Lewke encourages that we radically accept everyone’s point of view, regardless of how different they may be from our own. People will have disparate views around connecting and gathering this holiday season, and it may be impossible to accommodate everyone. What is most important is to be open to people’s varying perspectives, accepting them all as subjectively true. People experience very different realities, and although we may not agree with them all, they are all equally valid.

Lewke reminds us to extend grace and mercy to ourselves when the typical challenges of in-person gatherings and social faux pas ensue. It is important to remember that we are human and to find humor in ourselves and our mistakes as we navigate reemerging on the social scene this year. Recognizing our common humanity, foibles and challenges, can bring the enjoyment of laughter and be incredibly bonding.

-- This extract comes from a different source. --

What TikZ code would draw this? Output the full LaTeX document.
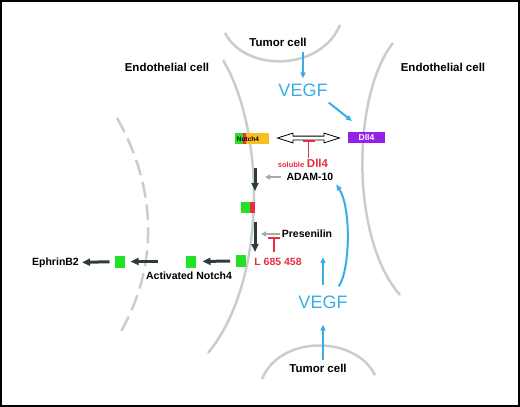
\documentclass[tikz,border=0pt]{standalone}
\usepackage{fontspec}
\setmainfont{Liberation Sans}
\usetikzlibrary{arrows.meta,shapes.arrows,calc}

\definecolor{cellgray}{RGB}{200,205,205}
\definecolor{vegfblue}{RGB}{59,172,232}
\definecolor{inhred}{RGB}{230,45,65}
\definecolor{dllpurple}{RGB}{150,30,230}
\definecolor{notchgreen}{RGB}{35,225,35}
\definecolor{notchgold}{RGB}{250,190,30}
\definecolor{darkslate}{RGB}{45,58,64}
\definecolor{arrowgray}{RGB}{165,170,170}

\begin{document}
\begin{tikzpicture}[x=1pt, y=-1pt,
  membrane/.style={draw=cellgray, line width=2.5pt},
  lbl/.style={font=\bfseries\fontsize{11.5}{13}\selectfont, inner sep=1pt},
  small/.style={font=\bfseries\fontsize{10.5}{12}\selectfont, inner sep=1pt},
  vegf/.style={font=\fontsize{18}{20}\selectfont, text=vegfblue, inner sep=1pt},
  box/.style={minimum height=11pt, inner sep=0pt, outer sep=0pt},
  bluearrow/.style={draw=vegfblue, line width=2pt, -{Triangle[length=6pt,width=5pt]}},
  darkarrow/.style={draw=darkslate, line width=3pt, -{Triangle[length=8pt,width=7pt]}},
  grayarrow/.style={draw=arrowgray, line width=2.5pt, -{Triangle[length=5pt,width=5pt]}},
  inhib/.style={draw=inhred, line width=1.5pt, -{Bar[width=12pt]}}]

\useasboundingbox (0,0) rectangle (520,407);

% frame
\draw[line width=2pt] (1,1) rectangle (519,406);

% membranes
\draw[membrane] (223,60) .. controls (265,130) and (268,280) .. (208,353);
\draw[membrane] (393,43) .. controls (352,95) and (350,238) .. (400,295);
\draw[membrane, dash pattern=on 16pt off 7pt] (117,118) .. controls (158,190) and (158,268) .. (120,333);

% tumor cells
\draw[membrane] (225,33) .. controls (245,72) and (320,72) .. (340,25);
\draw[membrane] (262,379) .. controls (280,335) and (355,335) .. (375,375);

% lables
\node[lbl] (tumortop) at (278,42) {Tumor cell};
\node[lbl] (tumorbot) at (318,368) {Tumor cell};
\node[lbl] (endoleft) at (167,67) {Endothelial cell};
\node[lbl] (endoright) at (443,67) {Endothelial cell};
\node[vegf] (vegftop) at (303,90) {VEGF};
\node[vegf] (vegfbot) at (323,302) {VEGF};
\node[small] (adam) at (310,177) {ADAM-10};
\node[small] (pres) at (307,234) {Presenilin};
\node[small, text=inhred] (l685) at (278,262) {L 685 458};
\node[small] (ephrin) at (55.5,263) {EphrinB2};
\node[small] (actlbl) at (189,276) {Activated Notch4};
\node[inner sep=1pt, text=inhred] (soluble) at (303,163)
  {{\bfseries\fontsize{7.5}{9}\selectfont soluble} {\bfseries\fontsize{11.5}{13}\selectfont Dll4}};

% receptor and ligand
\node[box, minimum width=34pt, fill=notchgold, path picture={
  \fill[notchgreen] (path picture bounding box.north west) rectangle ([xshift=8pt]path picture bounding box.south west);
  \fill[inhred] ([xshift=8pt]path picture bounding box.north west) rectangle ([xshift=11pt]path picture bounding box.south west);}]
  (notch) at (252,138.5) {};
\node[font=\bfseries\fontsize{6.5}{8}\selectfont, inner sep=0pt] (notchtxt) at (248,139) {Notch4};
\node[box, minimum width=37pt, fill=dllpurple, text=white, font=\bfseries\fontsize{8.5}{10}\selectfont]
  (dll) at (366.5,137.5) {Dll4};
\node[draw, fill=white, line width=0.8pt, double arrow, double arrow tip angle=35,
  double arrow head extend=3pt, minimum height=62pt, inner sep=1.5pt]
  (bind) at ($(notch.east)!0.5!(dll.west)$) {};

% cleaved and activated notch4
\node[box, minimum width=14pt, fill=inhred, path picture={
  \fill[notchgreen] (path picture bounding box.north west) rectangle ([xshift=9pt]path picture bounding box.south west);}]
  (cleaved) at (248,207.5) {};
\node[box, minimum width=10pt, minimum height=12pt, fill=notchgreen] (act1) at (241,261) {};
\node[box, minimum width=10pt, minimum height=12pt, fill=notchgreen] (act2) at (190.5,261.5) {};
\node[box, minimum width=10pt, minimum height=12pt, fill=notchgreen] (act3) at (119.5,261.5) {};

% signalling arrows
\draw[darkarrow, shorten <=24pt, shorten >=11pt] (notch.south -| cleaved.east) -- (cleaved.north east);
\draw[darkarrow, shorten <=9pt, shorten >=3pt] (cleaved.south east) -- (cleaved.east |- act1.north);
\draw[darkarrow, shorten <=6pt, shorten >=7pt] (act1) -- (act2);
\draw[darkarrow, shorten <=28pt, shorten >=6pt] (act2) -- (act3);
\draw[darkarrow, shorten <=5pt, shorten >=2pt] (act3) -- (ephrin);

% proteases
\draw[grayarrow, shorten <=4pt, shorten >=10pt] (adam.west) -- (adam.west -| cleaved.east);
\draw[grayarrow, shorten <=1pt, shorten >=6pt] (pres.west) -- (pres.west -| cleaved.east);

% inhibitors
\draw[inhib] (soluble.north -| bind.south) -- (bind.south);
\draw[inhib, shorten <=5pt, shorten >=3pt] ([xshift=-4pt]l685.north) -- ([xshift=-4pt]l685.north |- pres);

% vegf
\coordinate (dlltip) at ([xshift=4pt, yshift=11pt]dll.north west);
\draw[bluearrow, shorten <=5pt, shorten >=4pt] (vegftop.north |- tumortop.south) -- (vegftop.north);
\draw[bluearrow] ([yshift=-5pt]vegftop.south east) -- (dlltip);
\draw[bluearrow, shorten <=3pt, shorten >=15pt] (tumorbot.north -| vegfbot) -- (vegfbot.south);
\draw[bluearrow, shorten <=9pt] (vegfbot.north) -- (vegfbot.north |- l685.north);
\draw[bluearrow, shorten <=10pt, shorten >=3pt] ([xshift=10pt]vegfbot.north) .. controls +(17,-24) and +(17,26) .. (adam.south east);

\end{tikzpicture}
\end{document}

Taking time for our own happiness allows us to spread joy in our connections with others. Lewke encourages us to identify the simple pleasures that bring joy to our lives, such as a short walk or a good conversation, and to bring these practices into our lives so we can have more joy to spread.

The connections and obligations associated with the holidays can bring added stress. There are stressors in life that we cannot avoid and those we can. Remember what is in your control and what is not, and try to cut those unnecessary stressors.

As we approach this unique season of life together, it is important to be intentional about cultivating joy, connection, generosity and thoughtfulness in our relationships. In closing, Lewke emphasizes the importance of time spent together, encouraging us to cherish the moments of connection we have this holiday season.